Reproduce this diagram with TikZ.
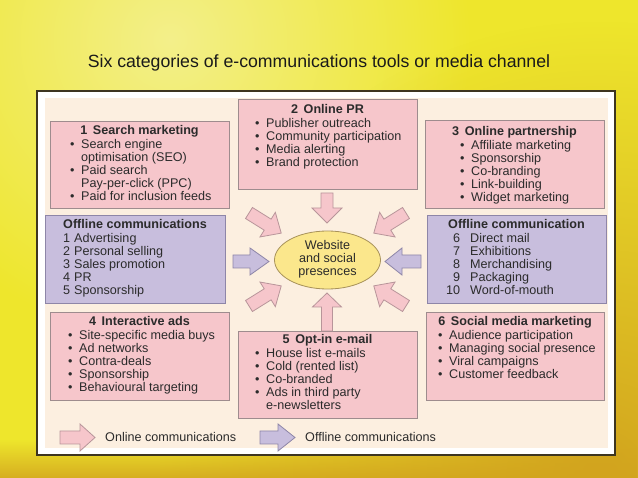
\documentclass[tikz,border=0pt]{standalone}
\usepackage{fontspec}
\setmainfont{Liberation Sans}
\usetikzlibrary{shapes.geometric,fadings}
\definecolor{bgY}{HTML}{EEE62C}
\definecolor{bgPale}{HTML}{F3EF8A}
\definecolor{bgGold}{HTML}{D2A41E}
\definecolor{cream}{HTML}{FCEFE0}
\definecolor{framedark}{HTML}{3D3520}
\definecolor{pinkF}{HTML}{F6C6CB}
\definecolor{pinkD}{HTML}{9E8C8E}
\definecolor{arrPinkD}{HTML}{B8959A}
\definecolor{lilacF}{HTML}{C8BEDD}
\definecolor{lilacD}{HTML}{8E86A8}
\definecolor{ellF}{HTML}{FBE78C}
\definecolor{ellD}{HTML}{A8925A}
\definecolor{txt}{HTML}{2B2B2B}
\definecolor{titletxt}{HTML}{1A1A1A}
\newcommand\bodyfont{\fontsize{12.6}{13}\selectfont}
\newcommand\firststrut{\rule{0pt}{10pt}}
\newcommand\bulitem{\makebox[11pt][l]{•}}
\newcommand\contind{\hspace*{11pt}}
\newcommand\numl[1]{\makebox[11pt][l]{#1}}
\newcommand\numr[1]{\makebox[14pt][r]{#1}\hspace{10pt}}
\tikzfading[name=cornerfade, inner color=transparent!0, outer color=transparent!100]
\begin{document}
\begin{tikzpicture}[x=1pt,y=-1pt,
  pbox/.style={draw=pinkD, fill=pinkF, line width=0.8pt, anchor=north west, inner sep=0pt},
  lbox/.style={draw=lilacD, fill=lilacF, line width=0.8pt, anchor=north west, inner sep=0pt},
  lines/.style={font=\bodyfont, text=txt, inner sep=0pt, align=left, anchor=north west},
  headtext/.style={font=\bodyfont\bfseries, text=txt, inner sep=0pt, anchor=base},
  plain/.style={font=\bodyfont, text=txt, inner sep=0pt, anchor=base west},
  onarrow/.style={fill=pinkF, draw=arrPinkD, line width=0.8pt},
  offarrow/.style={fill=lilacF, draw=lilacD, line width=0.8pt},
  alen/.store in=\alen, ahead/.store in=\ahead, ashaft/.store in=\ashaft, awide/.store in=\awide,
  alen=36, ahead=16, ashaft=12, awide=28,
  barrow/.pic={\path[pic actions] (0,-\ashaft/2) -- (\alen-\ahead,-\ashaft/2) -- (\alen-\ahead,-\awide/2) -- (\alen,0) -- (\alen-\ahead,\awide/2) -- (\alen-\ahead,\ashaft/2) -- (0,\ashaft/2) -- cycle;}
]
\useasboundingbox (0,0) rectangle (638,478);
% background
\fill[bgY] (0,0) rectangle (638,478);
\begin{scope}
\clip (0,0) rectangle (638,478);
\shade[inner color=bgPale, outer color=bgY] (170,40) circle (300pt);
\fill[bgGold, path fading=cornerfade] (160,22) rectangle (1040,934);
\fill[bgGold, opacity=0.85, path fading=north] (0,440) rectangle (638,478);
\end{scope}
% title
\node[font=\fontsize{17.7}{20}\selectfont, text=titletxt, anchor=base, inner sep=0pt] (title) at (319,68) {Six categories of e-communications tools or media channel};
% frame
\draw[framedark, line width=1.2pt, fill=white] (37,91) rectangle (615,455);
\fill[cream] (45,98) rectangle (608,448);
% boxes
\node[pbox, minimum width=179pt, minimum height=87pt] (b1) at (50,121) {};
\node[pbox, minimum width=179pt, minimum height=90pt] (b2) at (238,99) {};
\node[pbox, minimum width=179pt, minimum height=88pt] (b3) at (425,120) {};
\node[lbox, minimum width=180pt, minimum height=88pt] (offL) at (45,215) {};
\node[lbox, minimum width=179pt, minimum height=88pt] (offR) at (427,215) {};
\node[pbox, minimum width=179pt, minimum height=88pt] (b4) at (50,312) {};
\node[pbox, minimum width=179pt, minimum height=87pt] (b5) at (238,331) {};
\node[pbox, minimum width=178pt, minimum height=88pt] (b6) at (426,312) {};
% box texts
\node[headtext] (h1) at (139.5,135) {1\hspace{.45em}Search marketing};
\node[lines] (t1) at (70,138) {\firststrut\bulitem Search engine\\\contind optimisation (SEO)\\\bulitem Paid search\\\contind Pay-per-click (PPC)\\\bulitem Paid for inclusion feeds};
\node[headtext] (h2) at (327.5,114) {2\hspace{.45em}Online PR};
\node[lines] (t2) at (255,117) {\firststrut\bulitem Publisher outreach\\\bulitem Community participation\\\bulitem Media alerting\\\bulitem Brand protection};
\node[headtext] (h3) at (514.5,136) {3\hspace{.45em}Online partnership};
\node[lines] (t3) at (460,139) {\firststrut\bulitem Affiliate marketing\\\bulitem Sponsorship\\\bulitem Co-branding\\\bulitem Link-building\\\bulitem Widget marketing};
\node[headtext] (hL) at (135,229) {Offline communications};
\node[lines] (tL) at (63,232) {\firststrut\numl{1}Advertising\\\numl{2}Personal selling\\\numl{3}Sales promotion\\\numl{4}PR\\\numl{5}Sponsorship};
\node[headtext] (hR) at (516.5,229) {Offline communication};
\node[lines] (tR) at (446,232) {\firststrut\numr{6}Direct mail\\\numr{7}Exhibitions\\\numr{8}Merchandising\\\numr{9}Packaging\\\numr{10}Word-of-mouth};
\node[headtext] (h4) at (139.5,326) {4\hspace{.45em}Interactive ads};
\node[lines] (t4) at (68,329) {\firststrut\bulitem Site-specific media buys\\\bulitem Ad networks\\\bulitem Contra-deals\\\bulitem Sponsorship\\\bulitem Behavioural targeting};
\node[headtext] (h5) at (327.5,344) {5\hspace{.45em}Opt-in e-mail};
\node[lines] (t5) at (255,347) {\firststrut\bulitem House list e-mails\\\bulitem Cold (rented list)\\\bulitem Co-branded\\\bulitem Ads in third party\\\contind e-newsletters};
\node[headtext] (h6) at (515,326) {6\hspace{.45em}Social media marketing};
\node[lines] (t6) at (438,329) {\firststrut\bulitem Audience participation\\\bulitem Managing social presence\\\bulitem Viral campaigns\\\bulitem Customer feedback};
% centre
\node[ellipse, draw=ellD, fill=ellF, line width=0.8pt, minimum width=106pt, minimum height=58pt, inner sep=0pt] (web) at (327.5,260) {};
\node[lines, anchor=north, align=center] (webtext) at (327.5,239) {\firststrut Website\\and social\\presences};
% arrows
\pic[onarrow, rotate=-90, alen=30, ahead=15, awide=30, ashaft=12] at (327,193) {barrow};
\pic[onarrow, rotate=90, alen=38, ahead=14, awide=29, ashaft=11] at (327,331) {barrow};
\pic[offarrow, alen=36, ahead=19, awide=27, ashaft=13] at (233,261.5) {barrow};
\pic[offarrow, rotate=180, alen=36, ahead=17, awide=27, ashaft=13] at (421,261.5) {barrow};
\pic[onarrow, rotate=-32, alen=38, ahead=16, awide=29, ashaft=13] at (249,213) {barrow};
\pic[onarrow, rotate=-148, alen=38, ahead=16, awide=29, ashaft=13] at (406,213) {barrow};
\pic[onarrow, rotate=32, alen=38, ahead=16, awide=29, ashaft=13] at (249,306) {barrow};
\pic[onarrow, rotate=148, alen=38, ahead=16, awide=29, ashaft=13] at (406,306) {barrow};
% legend
\pic[onarrow, alen=35, ahead=15, awide=27, ashaft=13] at (60,437.5) {barrow};
\node[plain] (lon) at (105,442) {Online communications};
\pic[offarrow, alen=35, ahead=17, awide=27, ashaft=13] at (260,437.5) {barrow};
\node[plain] (loff) at (305,442) {Offline communications};
\end{tikzpicture}
\end{document}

» **WRITTEN REQUEST**
Without the pictures, print the whole listing exactly as given.

» **TASK OUTPUT**
Reproduce this diagram with TikZ.
\documentclass[tikz,border=0pt]{standalone}
\usepackage{fontspec}
\setmainfont{Liberation Sans}
\usetikzlibrary{shapes.geometric,fadings}
\definecolor{bgY}{HTML}{EEE62C}
\definecolor{bgPale}{HTML}{F3EF8A}
\definecolor{bgGold}{HTML}{D2A41E}
\definecolor{cream}{HTML}{FCEFE0}
\definecolor{framedark}{HTML}{3D3520}
\definecolor{pinkF}{HTML}{F6C6CB}
\definecolor{pinkD}{HTML}{9E8C8E}
\definecolor{arrPinkD}{HTML}{B8959A}
\definecolor{lilacF}{HTML}{C8BEDD}
\definecolor{lilacD}{HTML}{8E86A8}
\definecolor{ellF}{HTML}{FBE78C}
\definecolor{ellD}{HTML}{A8925A}
\definecolor{txt}{HTML}{2B2B2B}
\definecolor{titletxt}{HTML}{1A1A1A}
\newcommand\bodyfont{\fontsize{12.6}{13}\selectfont}
\newcommand\firststrut{\rule{0pt}{10pt}}
\newcommand\bulitem{\makebox[11pt][l]{•}}
\newcommand\contind{\hspace*{11pt}}
\newcommand\numl[1]{\makebox[11pt][l]{#1}}
\newcommand\numr[1]{\makebox[14pt][r]{#1}\hspace{10pt}}
\tikzfading[name=cornerfade, inner color=transparent!0, outer color=transparent!100]
\begin{document}
\begin{tikzpicture}[x=1pt,y=-1pt,
  pbox/.style={draw=pinkD, fill=pinkF, line width=0.8pt, anchor=north west, inner sep=0pt},
  lbox/.style={draw=lilacD, fill=lilacF, line width=0.8pt, anchor=north west, inner sep=0pt},
  lines/.style={font=\bodyfont, text=txt, inner sep=0pt, align=left, anchor=north west},
  headtext/.style={font=\bodyfont\bfseries, text=txt, inner sep=0pt, anchor=base},
  plain/.style={font=\bodyfont, text=txt, inner sep=0pt, anchor=base west},
  onarrow/.style={fill=pinkF, draw=arrPinkD, line width=0.8pt},
  offarrow/.style={fill=lilacF, draw=lilacD, line width=0.8pt},
  alen/.store in=\alen, ahead/.store in=\ahead, ashaft/.store in=\ashaft, awide/.store in=\awide,
  alen=36, ahead=16, ashaft=12, awide=28,
  barrow/.pic={\path[pic actions] (0,-\ashaft/2) -- (\alen-\ahead,-\ashaft/2) -- (\alen-\ahead,-\awide/2) -- (\alen,0) -- (\alen-\ahead,\awide/2) -- (\alen-\ahead,\ashaft/2) -- (0,\ashaft/2) -- cycle;}
]
\useasboundingbox (0,0) rectangle (638,478);
% background
\fill[bgY] (0,0) rectangle (638,478);
\begin{scope}
\clip (0,0) rectangle (638,478);
\shade[inner color=bgPale, outer color=bgY] (170,40) circle (300pt);
\fill[bgGold, path fading=cornerfade] (160,22) rectangle (1040,934);
\fill[bgGold, opacity=0.85, path fading=north] (0,440) rectangle (638,478);
\end{scope}
% title
\node[font=\fontsize{17.7}{20}\selectfont, text=titletxt, anchor=base, inner sep=0pt] (title) at (319,68) {Six categories of e-communications tools or media channel};
% frame
\draw[framedark, line width=1.2pt, fill=white] (37,91) rectangle (615,455);
\fill[cream] (45,98) rectangle (608,448);
% boxes
\node[pbox, minimum width=179pt, minimum height=87pt] (b1) at (50,121) {};
\node[pbox, minimum width=179pt, minimum height=90pt] (b2) at (238,99) {};
\node[pbox, minimum width=179pt, minimum height=88pt] (b3) at (425,120) {};
\node[lbox, minimum width=180pt, minimum height=88pt] (offL) at (45,215) {};
\node[lbox, minimum width=179pt, minimum height=88pt] (offR) at (427,215) {};
\node[pbox, minimum width=179pt, minimum height=88pt] (b4) at (50,312) {};
\node[pbox, minimum width=179pt, minimum height=87pt] (b5) at (238,331) {};
\node[pbox, minimum width=178pt, minimum height=88pt] (b6) at (426,312) {};
% box texts
\node[headtext] (h1) at (139.5,135) {1\hspace{.45em}Search marketing};
\node[lines] (t1) at (70,138) {\firststrut\bulitem Search engine\\\contind optimisation (SEO)\\\bulitem Paid search\\\contind Pay-per-click (PPC)\\\bulitem Paid for inclusion feeds};
\node[headtext] (h2) at (327.5,114) {2\hspace{.45em}Online PR};
\node[lines] (t2) at (255,117) {\firststrut\bulitem Publisher outreach\\\bulitem Community participation\\\bulitem Media alerting\\\bulitem Brand protection};
\node[headtext] (h3) at (514.5,136) {3\hspace{.45em}Online partnership};
\node[lines] (t3) at (460,139) {\firststrut\bulitem Affiliate marketing\\\bulitem Sponsorship\\\bulitem Co-branding\\\bulitem Link-building\\\bulitem Widget marketing};
\node[headtext] (hL) at (135,229) {Offline communications};
\node[lines] (tL) at (63,232) {\firststrut\numl{1}Advertising\\\numl{2}Personal selling\\\numl{3}Sales promotion\\\numl{4}PR\\\numl{5}Sponsorship};
\node[headtext] (hR) at (516.5,229) {Offline communication};
\node[lines] (tR) at (446,232) {\firststrut\numr{6}Direct mail\\\numr{7}Exhibitions\\\numr{8}Merchandising\\\numr{9}Packaging\\\numr{10}Word-of-mouth};
\node[headtext] (h4) at (139.5,326) {4\hspace{.45em}Interactive ads};
\node[lines] (t4) at (68,329) {\firststrut\bulitem Site-specific media buys\\\bulitem Ad networks\\\bulitem Contra-deals\\\bulitem Sponsorship\\\bulitem Behavioural targeting};
\node[headtext] (h5) at (327.5,344) {5\hspace{.45em}Opt-in e-mail};
\node[lines] (t5) at (255,347) {\firststrut\bulitem House list e-mails\\\bulitem Cold (rented list)\\\bulitem Co-branded\\\bulitem Ads in third party\\\contind e-newsletters};
\node[headtext] (h6) at (515,326) {6\hspace{.45em}Social media marketing};
\node[lines] (t6) at (438,329) {\firststrut\bulitem Audience participation\\\bulitem Managing social presence\\\bulitem Viral campaigns\\\bulitem Customer feedback};
% centre
\node[ellipse, draw=ellD, fill=ellF, line width=0.8pt, minimum width=106pt, minimum height=58pt, inner sep=0pt] (web) at (327.5,260) {};
\node[lines, anchor=north, align=center] (webtext) at (327.5,239) {\firststrut Website\\and social\\presences};
% arrows
\pic[onarrow, rotate=-90, alen=30, ahead=15, awide=30, ashaft=12] at (327,193) {barrow};
\pic[onarrow, rotate=90, alen=38, ahead=14, awide=29, ashaft=11] at (327,331) {barrow};
\pic[offarrow, alen=36, ahead=19, awide=27, ashaft=13] at (233,261.5) {barrow};
\pic[offarrow, rotate=180, alen=36, ahead=17, awide=27, ashaft=13] at (421,261.5) {barrow};
\pic[onarrow, rotate=-32, alen=38, ahead=16, awide=29, ashaft=13] at (249,213) {barrow};
\pic[onarrow, rotate=-148, alen=38, ahead=16, awide=29, ashaft=13] at (406,213) {barrow};
\pic[onarrow, rotate=32, alen=38, ahead=16, awide=29, ashaft=13] at (249,306) {barrow};
\pic[onarrow, rotate=148, alen=38, ahead=16, awide=29, ashaft=13] at (406,306) {barrow};
% legend
\pic[onarrow, alen=35, ahead=15, awide=27, ashaft=13] at (60,437.5) {barrow};
\node[plain] (lon) at (105,442) {Online communications};
\pic[offarrow, alen=35, ahead=17, awide=27, ashaft=13] at (260,437.5) {barrow};
\node[plain] (loff) at (305,442) {Offline communications};
\end{tikzpicture}
\end{document}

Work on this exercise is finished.